The reality in high density tech offices is that Wi Fi and cabling complement each other. Stable Wi Fi itself depends on good cabling: each access point should be fed by a high quality cable run capable of both data and power over Ethernet. Place APs well, cable them properly, and the wireless network will perform far better.

On the flip side, certain devices simply behave more predictably on wired connections. Conference room systems, shared workstations, servers, and key admin stations benefit from the stable latency and throughput that cables provide, especially when your internet link is fast enough that local LAN congestion becomes the bottleneck.

Viewed that way, structured cabling is the skeleton, and Wi Fi is the muscle that moves with you. Skimp on the skeleton and you spend the rest of the lease patching cracks.

Working with landlords and building management

California’s commercial real estate mix adds another twist. You might be moving into a beautiful brick and timber building in SoMa, a Class A tower in downtown LA, or a mid rise in a Silicon Valley office park. Each has its own constraints.

In older buildings, pathways can be scarce and ceilings packed with legacy wiring. Fire stopping rules may have tightened since previous tenants built out. You may also find existing cabling left behind and be tempted to reuse it. Testing that legacy plant is essential. I have seen “perfectly good” inherited Cat 5 fail once occupants pushed actual traffic through it.

In newer Class A spaces, building management may require union labor, pre approved vendors, or specific cable routing through dedicated risers. Schedules can be tight, with limited after hours access and strict noise rules. Start the cabling design conversation as soon as you begin test fits with your architect, not two weeks before move in.

If you are in a multi tenant building with shared telecom rooms, clarify early how many rack units and how much power you can use, and whether there is space for your own lockable cabinet.

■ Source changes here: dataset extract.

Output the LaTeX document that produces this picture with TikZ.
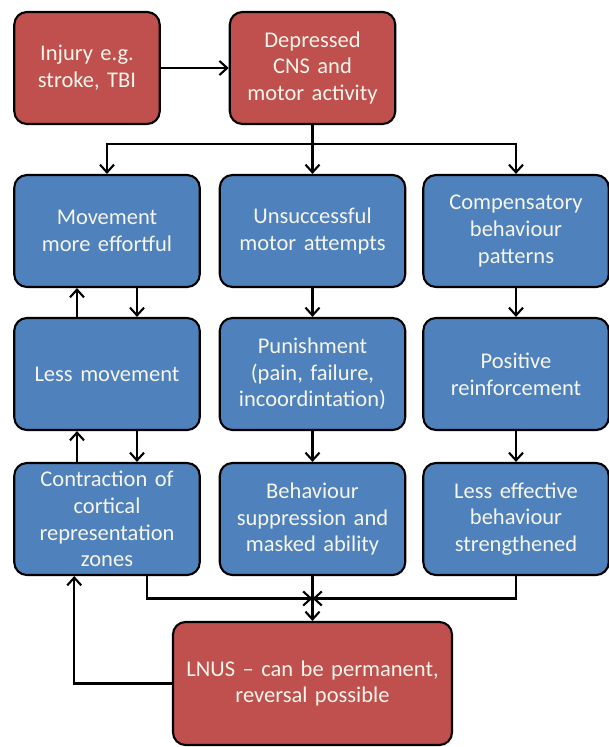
\documentclass[tikz,border=0pt]{standalone}
\usepackage{fontspec}
\setmainfont{Carlito}
\usetikzlibrary{arrows.meta,calc}
\definecolor{boxred}{RGB}{192,80,77}
\definecolor{boxblue}{RGB}{79,129,189}
\definecolor{boxtext}{RGB}{245,245,235}
\begin{document}
\begin{tikzpicture}[x=0.025cm, y=-0.025cm, >={Straight Barb[length=5.5pt,width=10pt]}, line width=1.5pt,
		font=\fontsize{16}{19}\selectfont,
		card/.style={draw=black, line width=1.5pt, rounded corners=9pt, text=boxtext, align=center,
			minimum width=4.55cm, minimum height=2.8cm, text width=4.4cm},
		redbox/.style={card, fill=boxred},
		bluebox/.style={card, fill=boxblue}]
		\useasboundingbox (0,0) rectangle (609,747);
		% top row
		\node[redbox, minimum width=3.6cm, text width=3.4cm] (inj) at (87,68) {Injury e.g.\\stroke, TBI};
		\node[redbox, minimum width=4.075cm, text width=3.9cm] (dep) at (312.5,68) {Depressed\\CNS and\\motor activity};
		% three columns
		\node[bluebox] (move) at (107,231) {Movement\\more effortful};
		\node[bluebox] (unsucc) at (312.5,231) {Unsuccessful\\motor attempts};
		\node[bluebox] (comp) at (516,231) {Compensatory\\behaviour\\patterns};
		\node[bluebox] (less) at (107,374) {Less movement};
		\node[bluebox] (pun) at (312.5,374) {Punishment\\(pain, failure,\\incoordintation)};
		\node[bluebox] (pos) at (516,374) {Positive\\reinforcement};
		\node[bluebox] (contr) at (107,519) {Contraction of\\cortical\\representation\\zones};
		\node[bluebox] (behav) at (312.5,519) {Behaviour\\suppression and\\masked ability};
		\node[bluebox] (lesseff) at (516,519) {Less effective\\behaviour\\strengthened};
		% bottom
		\node[redbox, minimum width=6.975cm, minimum height=3.075cm, text width=6.7cm] (lnus) at (312.5,683.5) {LNUS -- can be permanent,\\reversal possible};
		% arrows
		\draw[->] (inj) -- (dep);
		\draw[->] (dep.south) -- (unsucc.north);
		\draw[->] (dep.south) ++(0,19) -| (move.north);
		\draw[->] (dep.south) ++(0,19) -| (comp.north);
		\foreach \a/\b in {unsucc/pun, pun/behav, comp/pos, pos/lesseff} {
			\draw[->] (\a.south) -- (\b.north);
		}
		% loops in the left column
		\foreach \a/\b in {move/less, less/contr} {
			\draw[->] ([xshift=0.75cm]\a.south) -- ([xshift=0.75cm]\b.north);
			\draw[->] ([xshift=-0.75cm]\b.north) -- ([xshift=-0.75cm]\a.south);
		}
		% join above LNUS
		\coordinate (join) at ($(behav.south)!0.5!(lnus.north)$);
		\draw[->] ([xshift=1cm]contr.south) |- (join);
		\draw[->] (lesseff.south) |- (join);
		\draw[->] (behav.south) -- (lnus.north);
		\draw[->] (lnus.west) -| ([xshift=1.525cm]contr.south west);
	\end{tikzpicture}
\end{document}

That has a direct impact on how structured and secure your cabling can be.

How structured cabling supports your next stage of growth

The most compelling argument I have seen for structured cabling in startups is not technical, it is operational.

When you grow from one to three offices across California, or open a hybrid space with both lab and office functions, your IT and workplace teams need repeatable patterns. If every location is a unique improvisation, scaling support becomes painful. If each site follows a structured cabling approach, with similar labeling, patching, and documentation, your remote IT staff can troubleshoot issues over the phone in minutes.

Structured cabling also helps with hiring. A new network engineer or IT manager can walk into a well labeled rack, glance at a simple diagram, and understand how the office is wired in an afternoon. That shortens ramp up and reduces the “tribal knowledge” risk if your first IT generalist moves on.

From a founder perspective, this is about reducing friction. You rarely hear someone say “our Series B almost fell apart because we invested too much in good cabling.” You do hear about investor meetings derailed by flaky video, deployments slowed by unreliable VPNs from the office, and engineers furious about congested networks.

Behind each of those stories is physical infrastructure that was treated as an afterthought.

Get the cabling right once, and it quietly supports every sprint, every hiring push, and every funding round that follows.